The centrepiece of the collection is the long poem “Last Licks,” which is a blunt reflection on the modern world and its frustrations.(49-58) It’s a poem that begs to be read aloud (as Kirby did at Poetry Weekend 2024). Like many other poems in the book, it starts by situating the narrator in place:

She’s up          she’s up
Another grey full of dread
Nothing pretty on the corner
 
Morning shot dark soon
Assorted nights single malt

Note: eat something (49)

Structured in tercets, the poem allows the energy of the narrator’s thoughts to coalesce as they move through the day, ostensibly planning to go watch a film. But the speaker is waylaid by memories and considerations of the present day that allows form to build, blossom, and swerve into recollections that take in a beloved cat, family, death, even a meditation on grapes.

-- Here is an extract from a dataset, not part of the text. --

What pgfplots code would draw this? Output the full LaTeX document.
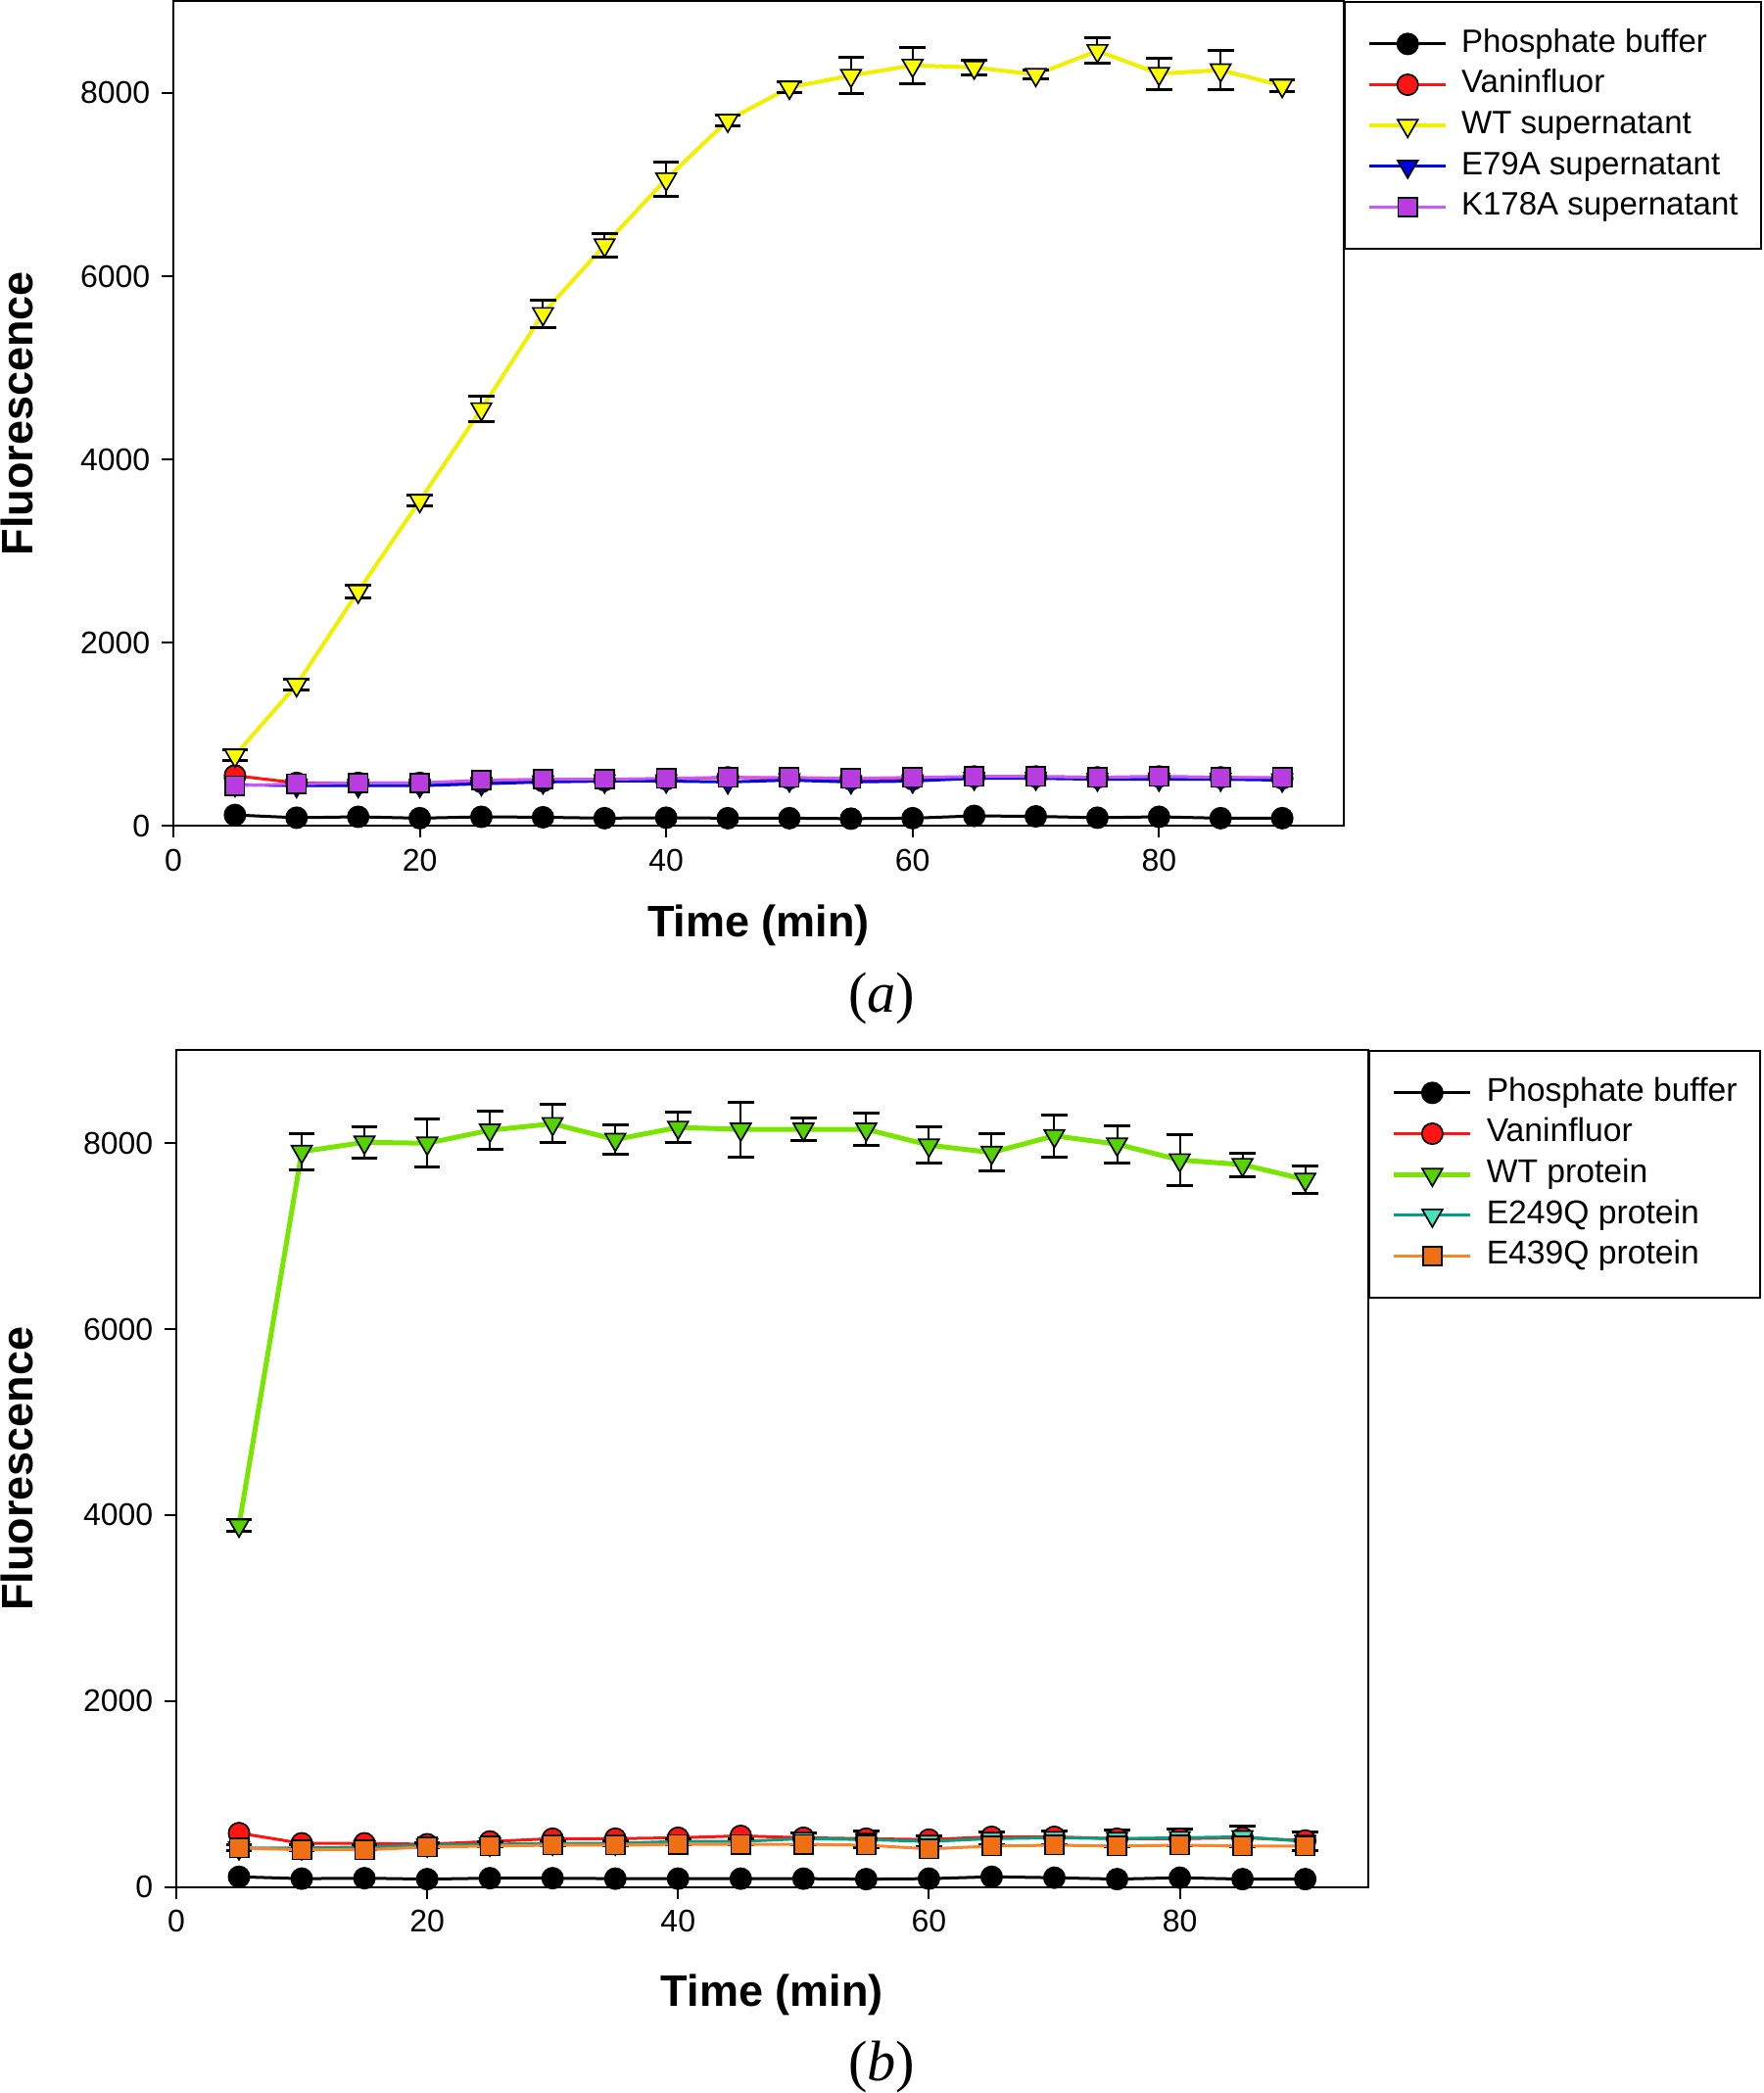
\documentclass[border=0pt]{standalone}
\usepackage{fontspec}
\setmainfont{Liberation Sans}
\newfontfamily\timesfont{Liberation Serif}
\usepackage{pgfplots}
\pgfplotsset{compat=1.18}
\usepackage{pgfplotstable}

\definecolor{cyellow}{RGB}{240,240,0}
\definecolor{cyellowfill}{RGB}{255,255,0}
\definecolor{cred}{RGB}{255,20,20}
\definecolor{cblue}{RGB}{0,0,230}
\definecolor{cmagline}{RGB}{200,90,245}
\definecolor{cmagfill}{RGB}{185,60,225}
\definecolor{cgreenline}{RGB}{120,230,0}
\definecolor{cgreenfill}{RGB}{85,210,0}
\definecolor{ctealline}{RGB}{0,160,130}
\definecolor{ctealfill}{RGB}{70,225,185}
\definecolor{corangeline}{RGB}{255,130,40}
\definecolor{corangefill}{RGB}{240,110,20}

\pgfplotstableread{
t  pb  van wt   wterr e79 k178
5  120 550 770  60    450 440
10 90  470 1540 60    440 460
15 100 470 2560 70    440 470
20 85  470 3550 60    440 470
25 100 480 4550 140   460 500
30 95  490 5590 150   480 510
35 85  500 6340 130   490 510
40 90  510 7060 190   490 520
45 85  530 7700 60    480 530
50 85  520 8060 60    500 530
55 80  510 8190 200   480 520
60 85  510 8300 200   490 530
65 110 540 8280 80    520 540
70 105 540 8200 50    520 540
75 90  530 8460 140   510 530
80 100 540 8210 170   510 540
85 85  530 8250 210   510 530
90 85  520 8080 60    500 530
}\toptable

\pgfplotstableread{
t  pb  van wt   wterr e249 e249err e439
5  110 580 3890 60    420  30      420
10 90  470 7910 196   420  30      400
15 95  470 8010 170   430  30      400
20 85  460 8000 256   450  30      430
25 95  490 8140 204   460  30      440
30 95  520 8210 207   470  30      450
35 90  520 8040 158   470  30      450
40 90  530 8170 160   490  30      460
45 90  550 8150 295   490  30      460
50 90  530 8150 117   520  60      460
55 85  520 8150 175   510  90      450
60 90  510 7980 198   490  60      410
65 110 540 7900 200   520  70      440
70 100 540 8080 228   530  70      450
75 85  520 7990 198   520  90      440
80 100 520 7820 274   530  90      450
85 85  530 7770 126   540  110     440
90 85  500 7610 146   490  100     440
}\bottable

\pgfplotsset{
  legend image code/.code={\draw[mark repeat=2,mark phase=2,#1] plot coordinates {(0cm,0cm) (0.41cm,0cm) (0.82cm,0cm)};},
  myaxis/.style={
    scale only axis,
    xmin=0, xmax=95, ymin=0, ymax=9000,
    xtick={0,20,40,60,80}, ytick={0,2000,4000,6000,8000},
    minor tick num=0,
    tick align=outside, tick pos=left,
    major tick length=3.6pt,
    axis line style={line width=0.6pt},
    every tick/.style={black, line width=0.6pt},
    /pgf/number format/assume math mode=true,
    /pgf/number format/1000 sep={},
    scaled y ticks=false,
    tick label style={font=\fontsize{9.6}{11}\selectfont},
    label style={font=\fontsize{13.5}{16}\selectfont\bfseries},
    ylabel={Fluorescence},
    xlabel={Time (min)},
    legend cell align=left,
    legend style={at={(1,1)}, anchor=north west, draw=black, line width=0.6pt,
      inner xsep=7pt, inner ysep=6.5pt, row sep=0pt, column sep=4.2pt,
      font=\fontsize{9.9}{12}\selectfont,
      nodes={inner xsep=0pt, inner ysep=1.75pt, text height=7pt, text depth=2pt}},
  },
  errstyle/.style={error bars/.cd, y dir=both, y explicit,
      error bar style={black, line width=0.6pt},
      error mark options={rotate=90, black, mark size=4pt, line width=0.9pt}},
}

\begin{document}
\begin{tikzpicture}
\path[use as bounding box] (0,0) rectangle (540pt,-641.1pt);

% ---------- panel (a) ----------
\begin{axis}[myaxis,
  at={(53.1pt,-253.0pt)}, anchor=south west,
  width=358.5pt, height=252.6pt,
  ylabel style={at={([xshift=-43.1pt]axis description cs:0,0.5)}, anchor=base},
  xlabel style={at={([yshift=-34pt]axis description cs:0.5,0)}, anchor=base},
]
\addplot[black, line width=0.9pt, mark=*, mark size=3.2pt,
  mark options={solid, fill=black, draw=black, line width=0.5pt}]
  table[x=t, y=pb] {\toptable};
\addlegendentry{Phosphate buffer}
\addplot[cred, line width=0.9pt, mark=*, mark size=3.2pt,
  mark options={solid, fill=cred, draw=black, line width=0.5pt}]
  table[x=t, y=van] {\toptable};
\addlegendentry{Vaninfluor}
\addplot[cyellow, line width=1.2pt, mark=triangle*, mark size=3.6pt,
  mark options={solid, fill=cyellowfill, draw=black, line width=0.5pt, rotate=180},
  errstyle]
  table[x=t, y=wt, y error=wterr] {\toptable};
\addlegendentry{WT supernatant}
\addplot[cblue, line width=0.9pt, mark=triangle*, mark size=3.6pt,
  mark options={solid, fill=cblue, draw=black, line width=0.5pt, rotate=180}]
  table[x=t, y=e79] {\toptable};
\addlegendentry{E79A supernatant}
\addplot[cmagline, line width=0.9pt, mark=square*, mark size=2.9pt,
  mark options={solid, fill=cmagfill, draw=black, line width=0.5pt}]
  table[x=t, y=k178] {\toptable};
\addlegendentry{K178A supernatant}
\end{axis}

% ---------- panel (b) ----------
\begin{axis}[myaxis,
  at={(54pt,-578.0pt)}, anchor=south west,
  width=365pt, height=256.3pt,
  ylabel style={at={([xshift=-43.8pt]axis description cs:0,0.5)}, anchor=base},
  xlabel style={at={([yshift=-36.4pt]axis description cs:0.5,0)}, anchor=base},
  legend style={font=\fontsize{10.1}{12}\selectfont},
]
\addplot[black, line width=0.9pt, mark=*, mark size=3.2pt,
  mark options={solid, fill=black, draw=black, line width=0.5pt}]
  table[x=t, y=pb] {\bottable};
\addlegendentry{Phosphate buffer}
\addplot[cred, line width=0.9pt, mark=*, mark size=3.2pt,
  mark options={solid, fill=cred, draw=black, line width=0.5pt}]
  table[x=t, y=van] {\bottable};
\addlegendentry{Vaninfluor}
\addplot[cgreenline, line width=1.5pt, mark=triangle*, mark size=3.6pt,
  mark options={solid, fill=cgreenfill, draw=black, line width=0.5pt, rotate=180},
  errstyle]
  table[x=t, y=wt, y error=wterr] {\bottable};
\addlegendentry{WT protein}
\addplot[ctealline, line width=0.9pt, mark=triangle*, mark size=3.6pt,
  mark options={solid, fill=ctealfill, draw=black, line width=0.5pt, rotate=180},
  errstyle]
  table[x=t, y=e249, y error=e249err] {\bottable};
\addlegendentry{E249Q protein}
\addplot[corangeline, line width=0.9pt, mark=square*, mark size=2.9pt,
  mark options={solid, fill=corangefill, draw=black, line width=0.5pt}]
  table[x=t, y=e439] {\bottable};
\addlegendentry{E439Q protein}
\end{axis}

\node[font=\timesfont\fontsize{17.5}{20}\selectfont, anchor=base] at (270pt,-310pt) {({\itshape a})};
\node[font=\timesfont\fontsize{17.5}{20}\selectfont, anchor=base] at (270pt,-637.4pt) {({\itshape b})};
\end{tikzpicture}
\end{document}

There is sadness in “Last Licks,” especially when Kirby writes “Everything is harder have you noticed? / Nothing works anymore or it’s a fluke” (55). But any sort of anger or frustration is offset with love, toward which the poem builds: the tender memory of burying a beloved cat, and the love of the speaker’s mother caring for her four children.

Though it runs ten pages, the poem ends with the narrator never having left the house:

. . . Wish I was going to or doing
Something else, that’s not true. I simply
No longer imagine. No longer peel
 
Potatoes, just smash them skins

On air-fry until they crunch . . .(58)

The enjambment of “No longer imagine. No longer peel” is almost a protest by the time it appears in the poem, more an understanding that there is no longer a self to be invented, no mask to peel off at the end of a day being out in the world that may never fully understand the person you are, or you it. Kirby is just smashing themself into the space that is and biting down on what is.

While KFB exists primarily as a press now, Kirby is still all about building community. The Fertile Festival of New and Inventive Works, an event that had its genesis at a KFB pop-up at The Great Escape Bookstore, celebrated its third iteration in summer 2024 at an event in Dundas, Ontario. Like the narrator in She, Kirby takes to the spaces on the edge where poetry thrives and builds from what is something remarkable and new. She is remarkable too, the testament of a poet who has mastered form in a way that connects directly to emotion, directly to Canada’s shifting cultural landscape.

— Robert Colman is a Newmarket, Ontario-based poetry, critic, and essayist. His most recent collection of poems is Ghost Work (Palimpsest Press, 2024).